**What you have to do:** Each line of the material must be repeated precisely, with the pictures left out.
* start Recorded data *
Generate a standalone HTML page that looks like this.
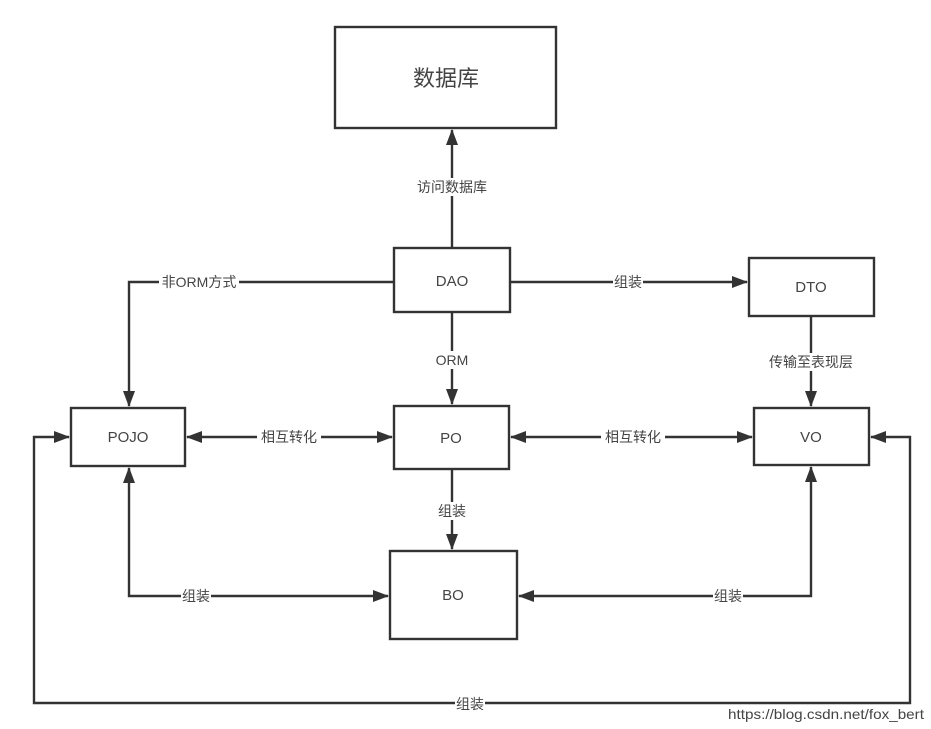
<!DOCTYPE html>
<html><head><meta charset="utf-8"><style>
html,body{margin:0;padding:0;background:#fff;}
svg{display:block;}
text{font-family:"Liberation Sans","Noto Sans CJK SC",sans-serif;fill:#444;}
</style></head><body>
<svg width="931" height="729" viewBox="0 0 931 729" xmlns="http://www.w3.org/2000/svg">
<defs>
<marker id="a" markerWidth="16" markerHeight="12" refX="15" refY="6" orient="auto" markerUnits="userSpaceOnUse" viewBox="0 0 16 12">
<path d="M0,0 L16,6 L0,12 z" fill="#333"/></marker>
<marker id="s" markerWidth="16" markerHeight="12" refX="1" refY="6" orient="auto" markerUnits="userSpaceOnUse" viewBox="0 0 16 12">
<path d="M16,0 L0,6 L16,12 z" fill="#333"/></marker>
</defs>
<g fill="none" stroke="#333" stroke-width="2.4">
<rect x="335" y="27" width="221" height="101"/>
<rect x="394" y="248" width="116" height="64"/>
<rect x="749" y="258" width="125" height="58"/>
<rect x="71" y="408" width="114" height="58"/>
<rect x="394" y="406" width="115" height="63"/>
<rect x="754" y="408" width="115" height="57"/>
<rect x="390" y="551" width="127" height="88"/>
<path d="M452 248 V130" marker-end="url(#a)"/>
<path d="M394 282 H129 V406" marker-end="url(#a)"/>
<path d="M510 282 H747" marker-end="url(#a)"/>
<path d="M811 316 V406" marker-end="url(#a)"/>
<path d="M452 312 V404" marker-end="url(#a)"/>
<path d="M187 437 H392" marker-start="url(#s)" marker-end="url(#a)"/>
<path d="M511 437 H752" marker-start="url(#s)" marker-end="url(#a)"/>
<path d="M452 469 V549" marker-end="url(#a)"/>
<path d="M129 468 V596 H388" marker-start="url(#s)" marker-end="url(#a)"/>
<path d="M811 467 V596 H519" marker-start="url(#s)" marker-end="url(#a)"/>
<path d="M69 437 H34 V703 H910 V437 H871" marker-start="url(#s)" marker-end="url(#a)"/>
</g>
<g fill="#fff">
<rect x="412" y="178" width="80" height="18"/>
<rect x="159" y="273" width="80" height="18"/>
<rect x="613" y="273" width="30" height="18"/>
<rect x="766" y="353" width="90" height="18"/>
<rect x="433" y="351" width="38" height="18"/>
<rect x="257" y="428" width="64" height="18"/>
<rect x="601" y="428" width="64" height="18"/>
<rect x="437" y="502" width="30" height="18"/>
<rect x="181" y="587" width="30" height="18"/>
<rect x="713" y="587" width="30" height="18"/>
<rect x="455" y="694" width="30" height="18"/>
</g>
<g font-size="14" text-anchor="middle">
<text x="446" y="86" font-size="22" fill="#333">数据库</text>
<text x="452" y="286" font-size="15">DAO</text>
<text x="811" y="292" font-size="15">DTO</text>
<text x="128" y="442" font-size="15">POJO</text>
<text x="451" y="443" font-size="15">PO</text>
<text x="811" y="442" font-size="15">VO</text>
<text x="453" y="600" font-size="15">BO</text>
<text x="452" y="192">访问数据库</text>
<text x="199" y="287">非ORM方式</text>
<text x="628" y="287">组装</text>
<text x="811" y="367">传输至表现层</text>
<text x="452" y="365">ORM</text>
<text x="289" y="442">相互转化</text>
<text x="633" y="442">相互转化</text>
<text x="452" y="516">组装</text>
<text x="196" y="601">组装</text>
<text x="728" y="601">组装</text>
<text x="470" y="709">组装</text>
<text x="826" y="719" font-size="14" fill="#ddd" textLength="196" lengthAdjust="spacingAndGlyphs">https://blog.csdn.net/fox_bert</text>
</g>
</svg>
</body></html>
* end Recorded data *
**Solved exercise:**
Generate a standalone HTML page that looks like this.
<!DOCTYPE html>
<html><head><meta charset="utf-8"><style>
html,body{margin:0;padding:0;background:#fff;}
svg{display:block;}
text{font-family:"Liberation Sans","Noto Sans CJK SC",sans-serif;fill:#444;}
</style></head><body>
<svg width="931" height="729" viewBox="0 0 931 729" xmlns="http://www.w3.org/2000/svg">
<defs>
<marker id="a" markerWidth="16" markerHeight="12" refX="15" refY="6" orient="auto" markerUnits="userSpaceOnUse" viewBox="0 0 16 12">
<path d="M0,0 L16,6 L0,12 z" fill="#333"/></marker>
<marker id="s" markerWidth="16" markerHeight="12" refX="1" refY="6" orient="auto" markerUnits="userSpaceOnUse" viewBox="0 0 16 12">
<path d="M16,0 L0,6 L16,12 z" fill="#333"/></marker>
</defs>
<g fill="none" stroke="#333" stroke-width="2.4">
<rect x="335" y="27" width="221" height="101"/>
<rect x="394" y="248" width="116" height="64"/>
<rect x="749" y="258" width="125" height="58"/>
<rect x="71" y="408" width="114" height="58"/>
<rect x="394" y="406" width="115" height="63"/>
<rect x="754" y="408" width="115" height="57"/>
<rect x="390" y="551" width="127" height="88"/>
<path d="M452 248 V130" marker-end="url(#a)"/>
<path d="M394 282 H129 V406" marker-end="url(#a)"/>
<path d="M510 282 H747" marker-end="url(#a)"/>
<path d="M811 316 V406" marker-end="url(#a)"/>
<path d="M452 312 V404" marker-end="url(#a)"/>
<path d="M187 437 H392" marker-start="url(#s)" marker-end="url(#a)"/>
<path d="M511 437 H752" marker-start="url(#s)" marker-end="url(#a)"/>
<path d="M452 469 V549" marker-end="url(#a)"/>
<path d="M129 468 V596 H388" marker-start="url(#s)" marker-end="url(#a)"/>
<path d="M811 467 V596 H519" marker-start="url(#s)" marker-end="url(#a)"/>
<path d="M69 437 H34 V703 H910 V437 H871" marker-start="url(#s)" marker-end="url(#a)"/>
</g>
<g fill="#fff">
<rect x="412" y="178" width="80" height="18"/>
<rect x="159" y="273" width="80" height="18"/>
<rect x="613" y="273" width="30" height="18"/>
<rect x="766" y="353" width="90" height="18"/>
<rect x="433" y="351" width="38" height="18"/>
<rect x="257" y="428" width="64" height="18"/>
<rect x="601" y="428" width="64" height="18"/>
<rect x="437" y="502" width="30" height="18"/>
<rect x="181" y="587" width="30" height="18"/>
<rect x="713" y="587" width="30" height="18"/>
<rect x="455" y="694" width="30" height="18"/>
</g>
<g font-size="14" text-anchor="middle">
<text x="446" y="86" font-size="22" fill="#333">数据库</text>
<text x="452" y="286" font-size="15">DAO</text>
<text x="811" y="292" font-size="15">DTO</text>
<text x="128" y="442" font-size="15">POJO</text>
<text x="451" y="443" font-size="15">PO</text>
<text x="811" y="442" font-size="15">VO</text>
<text x="453" y="600" font-size="15">BO</text>
<text x="452" y="192">访问数据库</text>
<text x="199" y="287">非ORM方式</text>
<text x="628" y="287">组装</text>
<text x="811" y="367">传输至表现层</text>
<text x="452" y="365">ORM</text>
<text x="289" y="442">相互转化</text>
<text x="633" y="442">相互转化</text>
<text x="452" y="516">组装</text>
<text x="196" y="601">组装</text>
<text x="728" y="601">组装</text>
<text x="470" y="709">组装</text>
<text x="826" y="719" font-size="14" fill="#ddd" textLength="196" lengthAdjust="spacingAndGlyphs">https://blog.csdn.net/fox_bert</text>
</g>
</svg>
</body></html>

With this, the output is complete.